Frequently Asked Questions
Are proprietary trading firms legitimate?
Yes, many are. The industry has exploded, creating both reputable partners and scams. A legitimate firm makes the majority of its money from profit splits with successful traders, not from failed evaluation fees. Your job is to tell the difference.
What is a realistic profit target for a funded trader?
Once funded, consistency is far more important than big flashy numbers. A realistic and sustainable monthly target for a skilled trader is typically between 2% and 10%, depending on the market conditions and strategy.
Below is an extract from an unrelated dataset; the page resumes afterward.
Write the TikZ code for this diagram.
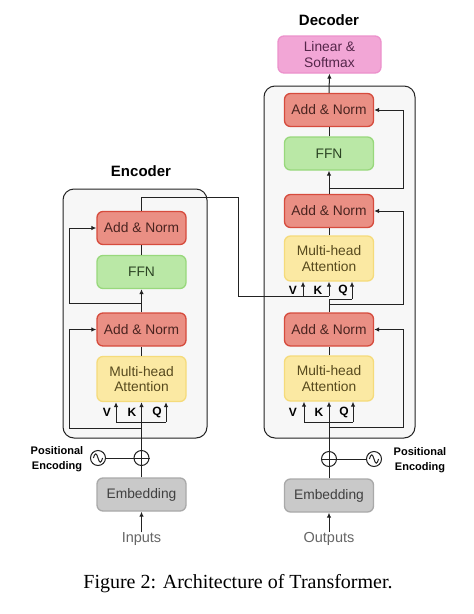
\documentclass[tikz,border=0pt]{standalone}
\usepackage{fontspec}
\setmainfont{Liberation Sans}
\newfontfamily\capfont{Liberation Serif}
\usetikzlibrary{arrows.meta,calc}
\definecolor{anFill}{HTML}{EA8F84}
\definecolor{anDraw}{HTML}{D64B3D}
\definecolor{anText}{HTML}{4A2420}
\definecolor{ffFill}{HTML}{BAE8A6}
\definecolor{ffDraw}{HTML}{98D87C}
\definecolor{ffText}{HTML}{2C4424}
\definecolor{mhFill}{HTML}{FBE9A3}
\definecolor{mhDraw}{HTML}{F5DB7B}
\definecolor{mhText}{HTML}{574A1E}
\definecolor{lsFill}{HTML}{F2A6D6}
\definecolor{lsDraw}{HTML}{EC92CC}
\definecolor{lsText}{HTML}{55264A}
\definecolor{emFill}{HTML}{C9C9C9}
\definecolor{emDraw}{HTML}{A9A9A9}
\definecolor{emText}{HTML}{404040}
\definecolor{bgFill}{HTML}{F7F7F7}
\definecolor{lineC}{HTML}{222222}
\definecolor{ioText}{HTML}{666666}
\tikzset{
  blk/.style={rounded corners=6pt, line width=1.3pt, minimum width=89pt, inner sep=0pt, align=center, font=\fontsize{13.8}{15.5}\selectfont},
  anbox/.style={blk, fill=anFill, draw=anDraw, text=anText, minimum height=33pt},
  ffbox/.style={blk, fill=ffFill, draw=ffDraw, text=ffText, minimum height=33pt},
  mhbox/.style={blk, fill=mhFill, draw=mhDraw, text=mhText, minimum height=45pt},
  lsbox/.style={blk, fill=lsFill, draw=lsDraw, text=lsText, minimum height=37pt, minimum width=103pt},
  embox/.style={blk, fill=emFill, draw=emDraw, text=emText, minimum height=33pt},
  frame/.style={rounded corners=11pt, draw=lineC, line width=1pt, fill=bgFill},
  ln/.style={draw=lineC, line width=1pt},
  arr/.style={ln, -{Latex[length=5pt,width=4.5pt]}},
  lbl/.style={font=\bfseries\fontsize{12}{13}\selectfont, inner sep=0pt},
  posl/.style={font=\bfseries\fontsize{11}{14.5}\selectfont, align=center, inner sep=0pt},
  ttl/.style={font=\bfseries\fontsize{15}{17}\selectfont, inner sep=0pt},
  io/.style={font=\fontsize{14.5}{16}\selectfont, text=ioText, inner sep=0pt},
  circ/.style={circle, draw=lineC, line width=1pt, minimum size=15pt, inner sep=0pt}
}
\begin{document}
\begin{tikzpicture}[x=1pt,y=-1pt]
\useasboundingbox (0,0) rectangle (474,614);
\fill[white] (0,0) rectangle (474,614);
% frames
\draw[frame] (63,189) rectangle (207,438);
\draw[frame] (264,86) rectangle (415,438);
% titles
\node[ttl] (encT) at (141,171) {Encoder};
\node[ttl] (decT) at (329,20) {Decoder};
% encoder nodes
\node[anbox] (eAN2) at (141.5,228) {Add \& Norm};
\node[ffbox] (eFF) at (141.5,272) {FFN};
\node[anbox] (eAN1) at (141.5,329.5) {Add \& Norm};
\node[mhbox] (eMH) at (141.5,379) {Multi-head\\Attention};
\node[embox] (eEm) at (141.5,494.5) {Embedding};
\node[circ] (ePl) at (141.5,458) {};
\node[circ] (eSn) at (98,458) {};
\node[posl] (ePos) at (57,459) {Positional\\Encoding};
\node[io] (eIn) at (141.5,539) {Inputs};
% decoder nodes
\node[lsbox] (dLS) at (329.5,54.5) {Linear \&\\Softmax};
\node[anbox] (dAN3) at (329,110) {Add \& Norm};
\node[ffbox] (dFF) at (329,153.5) {FFN};
\node[anbox] (dAN2) at (329,211) {Add \& Norm};
\node[mhbox] (dMH2) at (329,258.5) {Multi-head\\Attention};
\node[anbox] (dAN1) at (329,329.5) {Add \& Norm};
\node[mhbox] (dMH1) at (329,378.5) {Multi-head\\Attention};
\node[embox] (dEm) at (329,495.5) {Embedding};
\node[circ] (dPl) at (329,459) {};
\node[circ] (dSn) at (374,459) {};
\node[posl] (dPos) at (420,460) {Positional\\Encoding};
\node[io] (dOut) at (329,539) {Outputs};
% symbols
\foreach \c in {ePl,dPl}{
  \draw[ln] (\c.north) -- (\c.south) (\c.west) -- (\c.east);
}
\foreach \c in {eSn,dSn}{
  \draw[ln] ($(\c.center)+(-4.6,0)$) .. controls +(1.5,-5.5) and +(-1.5,-5.5) .. (\c.center) .. controls +(1.5,5.5) and +(-1.5,5.5) .. ($(\c.center)+(4.6,0)$);
}
% VKQ labels
\node[lbl] (eV) at (107,412) {V};
\node[lbl] (eK) at (132,412) {K};
\node[lbl] (eQ) at (157,412) {Q};
\node[lbl] (dV2) at (293,290) {V};
\node[lbl] (dK2) at (318,290) {K};
\node[lbl] (dQ2) at (343,290) {Q};
\node[lbl] (dV1) at (293,412) {V};
\node[lbl] (dK1) at (319,412) {K};
\node[lbl] (dQ1) at (344,412) {Q};
% encoder connections
\draw[arr] (eIn.north) -- (eEm.south);
\draw[ln] (eEm.north) -- (ePl.south);
\draw[ln] (eSn.east) -- (ePl.west);
\draw[arr] (ePl.north) -- (eMH.south);
\coordinate (eVa) at (116,422);
\coordinate (eQa) at (166,422);
\draw[ln] (eVa) -- (eQa);
\draw[arr] (eVa) -- (eVa |- eMH.south);
\draw[arr] (eQa) -- (eQa |- eMH.south);
\coordinate (eR1) at (141.5,428);
\coordinate (eL1) at (69,428);
\draw[arr] (eR1) -- (eL1) |- (eAN1.west);
\draw[ln] (eMH.north) -- (eAN1.south);
\draw[arr] (eAN1.north) -- (eFF.south);
\coordinate (eR2) at (141.5,303);
\coordinate (eL2) at (69,303);
\draw[arr] (eR2) -- (eL2) |- (eAN2.west);
\draw[ln] (eFF.north) -- (eAN2.south);
% encoder to decoder
\coordinate (c1) at (141.5,197);
\coordinate (c2) at (238,197);
\coordinate (c3) at (238,296);
\coordinate (dKa2) at (329,296);
\coordinate (dVa2) at (303,296);
\draw[ln] (eAN2.north) -- (c1) -- (c2) -- (c3) -- (dKa2);
\draw[arr] (dKa2) -- (dKa2 |- dMH2.south);
\draw[arr] (dVa2) -- (dVa2 |- dMH2.south);
% decoder connections
\draw[arr] (dOut.north) -- (dEm.south);
\draw[ln] (dEm.north) -- (dPl.south);
\draw[ln] (dSn.west) -- (dPl.east);
\draw[arr] (dPl.north) -- (dMH1.south);
\coordinate (dVa1) at (304,422);
\coordinate (dQa1) at (353,422);
\draw[ln] (dVa1) -- (dQa1);
\draw[arr] (dVa1) -- (dVa1 |- dMH1.south);
\draw[arr] (dQa1) -- (dQa1 |- dMH1.south);
\coordinate (dR1) at (329,427);
\coordinate (dS1) at (403,427);
\draw[arr] (dR1) -- (dS1) |- (dAN1.east);
\draw[ln] (dMH1.north) -- (dAN1.south);
\coordinate (dQb) at (329,299);
\coordinate (dQa2) at (352,299);
\draw[ln] (dAN1.north) -- (dQb) -- (dQa2);
\draw[arr] (dQa2) -- (dQa2 |- dMH2.south);
\coordinate (dR2) at (329,304);
\coordinate (dS2) at (403,304);
\draw[arr] (dR2) -- (dS2) |- (dAN2.east);
\draw[ln] (dMH2.north) -- (dAN2.south);
\draw[arr] (dAN2.north) -- (dFF.south);
\coordinate (dR3) at (329,188);
\coordinate (dS3) at (403,188);
\draw[arr] (dR3) -- (dS3) |- (dAN3.east);
\draw[ln] (dFF.north) -- (dAN3.south);
\draw[arr] (dAN3.north) -- (dLS.south);
% caption
\node[font=\capfont\fontsize{20}{22}\selectfont, inner sep=0pt] (cap) at (238,584) {Figure 2: Architecture of Transformer.};
\end{tikzpicture}
\end{document}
Can I trade my own strategy or style?
Generally, yes. Most firms allow all styles (day trading, swing trading, scalping) as long as you operate within their risk parameters. However, some may have restrictions on things like high-frequency trading or specific news events, so always check the rules.
What happens if I lose money on a funded account?
You are never responsible for the losses. If you hit the maximum drawdown limit on your funded account, the firm simply closes the account. You lose your funded status, but you will not owe them any money. This is the core appeal of the prop firm model.